Work required: Take the lines from the head of the listing through the one bearing "plt.rcParams['font.family'] = ['Lato', 'DejaVu" and copy them exactly, leaving every picture out.

Record set:
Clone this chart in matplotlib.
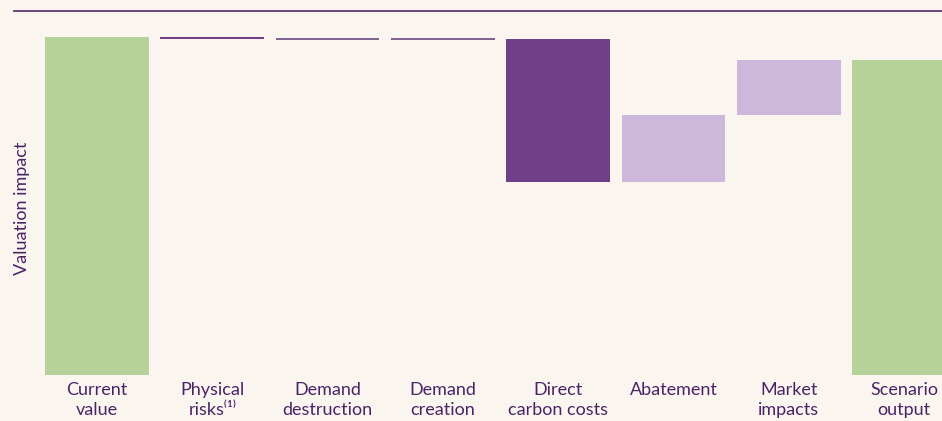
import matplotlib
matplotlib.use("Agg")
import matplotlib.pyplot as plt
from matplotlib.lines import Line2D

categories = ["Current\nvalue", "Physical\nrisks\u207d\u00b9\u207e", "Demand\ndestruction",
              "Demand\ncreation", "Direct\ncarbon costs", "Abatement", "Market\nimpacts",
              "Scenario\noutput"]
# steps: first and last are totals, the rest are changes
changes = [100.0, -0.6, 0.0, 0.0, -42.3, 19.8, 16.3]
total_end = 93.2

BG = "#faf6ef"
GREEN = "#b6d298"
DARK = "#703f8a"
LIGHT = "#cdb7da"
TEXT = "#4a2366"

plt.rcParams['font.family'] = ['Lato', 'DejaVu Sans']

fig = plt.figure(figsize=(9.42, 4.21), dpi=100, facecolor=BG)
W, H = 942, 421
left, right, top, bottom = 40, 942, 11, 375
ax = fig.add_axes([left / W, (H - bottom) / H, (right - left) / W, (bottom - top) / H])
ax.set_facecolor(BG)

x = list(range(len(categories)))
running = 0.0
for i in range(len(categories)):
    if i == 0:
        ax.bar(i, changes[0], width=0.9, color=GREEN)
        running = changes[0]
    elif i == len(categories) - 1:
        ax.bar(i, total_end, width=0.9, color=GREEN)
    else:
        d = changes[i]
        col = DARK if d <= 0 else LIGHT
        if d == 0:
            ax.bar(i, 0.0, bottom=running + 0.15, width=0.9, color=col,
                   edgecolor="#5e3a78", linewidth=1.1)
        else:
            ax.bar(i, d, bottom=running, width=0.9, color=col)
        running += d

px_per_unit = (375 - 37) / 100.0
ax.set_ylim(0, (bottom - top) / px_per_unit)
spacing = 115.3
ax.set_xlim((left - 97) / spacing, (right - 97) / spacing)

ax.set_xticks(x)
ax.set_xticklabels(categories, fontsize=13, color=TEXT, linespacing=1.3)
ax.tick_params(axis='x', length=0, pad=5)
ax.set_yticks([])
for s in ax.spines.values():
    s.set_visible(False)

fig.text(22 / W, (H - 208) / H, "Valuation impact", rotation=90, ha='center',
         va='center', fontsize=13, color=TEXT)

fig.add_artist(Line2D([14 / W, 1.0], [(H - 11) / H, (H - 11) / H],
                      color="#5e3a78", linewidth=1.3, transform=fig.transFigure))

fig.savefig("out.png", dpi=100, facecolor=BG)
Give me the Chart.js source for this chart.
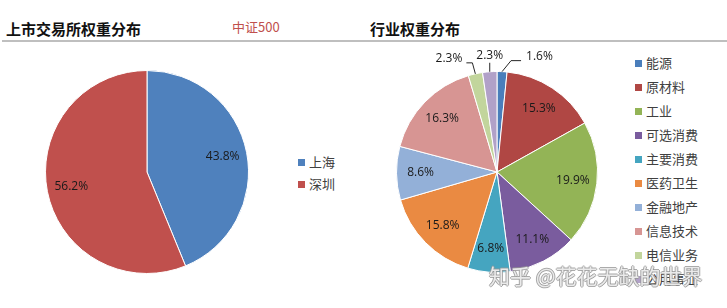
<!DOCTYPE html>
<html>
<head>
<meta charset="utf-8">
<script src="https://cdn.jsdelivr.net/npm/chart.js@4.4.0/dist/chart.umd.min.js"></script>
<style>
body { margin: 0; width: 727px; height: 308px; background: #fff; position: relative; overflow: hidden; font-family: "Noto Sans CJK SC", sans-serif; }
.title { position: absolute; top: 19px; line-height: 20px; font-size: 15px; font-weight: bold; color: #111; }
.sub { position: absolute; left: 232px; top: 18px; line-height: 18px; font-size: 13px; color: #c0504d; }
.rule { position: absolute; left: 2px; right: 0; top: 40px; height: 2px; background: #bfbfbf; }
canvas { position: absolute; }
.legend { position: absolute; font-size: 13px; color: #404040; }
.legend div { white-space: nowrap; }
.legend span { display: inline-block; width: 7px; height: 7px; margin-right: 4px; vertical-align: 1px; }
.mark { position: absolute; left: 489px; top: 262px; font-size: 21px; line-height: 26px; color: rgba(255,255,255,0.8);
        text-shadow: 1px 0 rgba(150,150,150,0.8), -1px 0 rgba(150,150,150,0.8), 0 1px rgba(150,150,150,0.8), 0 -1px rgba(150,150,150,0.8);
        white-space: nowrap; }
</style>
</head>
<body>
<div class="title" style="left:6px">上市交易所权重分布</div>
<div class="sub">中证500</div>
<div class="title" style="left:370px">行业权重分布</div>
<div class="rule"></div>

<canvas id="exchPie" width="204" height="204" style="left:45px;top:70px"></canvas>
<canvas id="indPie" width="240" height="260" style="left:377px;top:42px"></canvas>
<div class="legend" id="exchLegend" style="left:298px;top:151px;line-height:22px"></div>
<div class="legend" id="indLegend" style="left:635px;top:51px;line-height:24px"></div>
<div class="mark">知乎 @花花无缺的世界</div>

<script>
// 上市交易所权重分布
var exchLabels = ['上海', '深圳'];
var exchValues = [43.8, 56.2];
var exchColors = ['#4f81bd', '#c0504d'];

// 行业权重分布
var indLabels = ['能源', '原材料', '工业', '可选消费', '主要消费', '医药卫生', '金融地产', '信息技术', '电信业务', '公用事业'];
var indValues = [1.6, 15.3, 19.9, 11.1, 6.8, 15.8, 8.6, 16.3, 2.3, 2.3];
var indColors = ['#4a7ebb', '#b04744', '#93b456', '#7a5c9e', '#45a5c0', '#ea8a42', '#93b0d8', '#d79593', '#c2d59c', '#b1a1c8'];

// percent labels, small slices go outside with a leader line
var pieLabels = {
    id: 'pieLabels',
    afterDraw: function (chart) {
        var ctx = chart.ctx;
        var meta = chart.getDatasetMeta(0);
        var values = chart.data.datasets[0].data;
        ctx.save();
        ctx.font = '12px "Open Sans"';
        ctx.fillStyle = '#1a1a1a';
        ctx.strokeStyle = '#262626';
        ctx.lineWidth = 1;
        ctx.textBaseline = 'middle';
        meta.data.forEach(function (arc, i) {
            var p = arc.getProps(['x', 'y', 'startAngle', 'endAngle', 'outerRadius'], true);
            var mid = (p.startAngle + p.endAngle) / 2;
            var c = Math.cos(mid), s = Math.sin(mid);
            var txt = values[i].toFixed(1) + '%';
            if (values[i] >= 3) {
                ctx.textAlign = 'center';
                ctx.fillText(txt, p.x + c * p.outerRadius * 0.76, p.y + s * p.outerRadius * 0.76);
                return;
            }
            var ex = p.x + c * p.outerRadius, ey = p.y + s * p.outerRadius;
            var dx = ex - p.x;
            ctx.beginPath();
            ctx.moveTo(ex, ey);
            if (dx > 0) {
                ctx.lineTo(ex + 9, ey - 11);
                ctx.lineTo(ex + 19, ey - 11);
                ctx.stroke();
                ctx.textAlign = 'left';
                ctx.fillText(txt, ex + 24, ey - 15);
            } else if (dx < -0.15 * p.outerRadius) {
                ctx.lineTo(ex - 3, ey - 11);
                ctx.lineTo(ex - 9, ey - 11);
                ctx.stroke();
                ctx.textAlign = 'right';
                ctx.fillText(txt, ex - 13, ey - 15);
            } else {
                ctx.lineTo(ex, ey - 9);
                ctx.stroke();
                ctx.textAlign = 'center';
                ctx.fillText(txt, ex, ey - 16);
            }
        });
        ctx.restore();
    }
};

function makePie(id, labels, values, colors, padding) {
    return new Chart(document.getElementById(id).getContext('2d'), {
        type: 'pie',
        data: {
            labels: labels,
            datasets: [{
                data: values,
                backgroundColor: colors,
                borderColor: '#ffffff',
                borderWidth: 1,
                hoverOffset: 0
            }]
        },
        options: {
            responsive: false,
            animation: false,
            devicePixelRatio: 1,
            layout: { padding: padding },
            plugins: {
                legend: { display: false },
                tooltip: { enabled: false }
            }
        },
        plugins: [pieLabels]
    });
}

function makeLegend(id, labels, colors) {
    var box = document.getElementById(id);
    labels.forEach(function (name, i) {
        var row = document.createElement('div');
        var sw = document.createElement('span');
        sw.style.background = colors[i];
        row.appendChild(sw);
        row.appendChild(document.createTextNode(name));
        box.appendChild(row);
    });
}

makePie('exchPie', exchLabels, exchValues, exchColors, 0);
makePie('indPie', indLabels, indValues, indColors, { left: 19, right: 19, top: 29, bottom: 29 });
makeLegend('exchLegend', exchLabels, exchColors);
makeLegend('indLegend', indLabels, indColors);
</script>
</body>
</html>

Response to the task:
Clone this chart in matplotlib.
import matplotlib
matplotlib.use("Agg")
import matplotlib.pyplot as plt
from matplotlib.lines import Line2D

categories = ["Current\nvalue", "Physical\nrisks\u207d\u00b9\u207e", "Demand\ndestruction",
              "Demand\ncreation", "Direct\ncarbon costs", "Abatement", "Market\nimpacts",
              "Scenario\noutput"]
# steps: first and last are totals, the rest are changes
changes = [100.0, -0.6, 0.0, 0.0, -42.3, 19.8, 16.3]
total_end = 93.2

BG = "#faf6ef"
GREEN = "#b6d298"
DARK = "#703f8a"
LIGHT = "#cdb7da"
TEXT = "#4a2366"

plt.rcParams['font.family'] = ['Lato', 'DejaVu Sans']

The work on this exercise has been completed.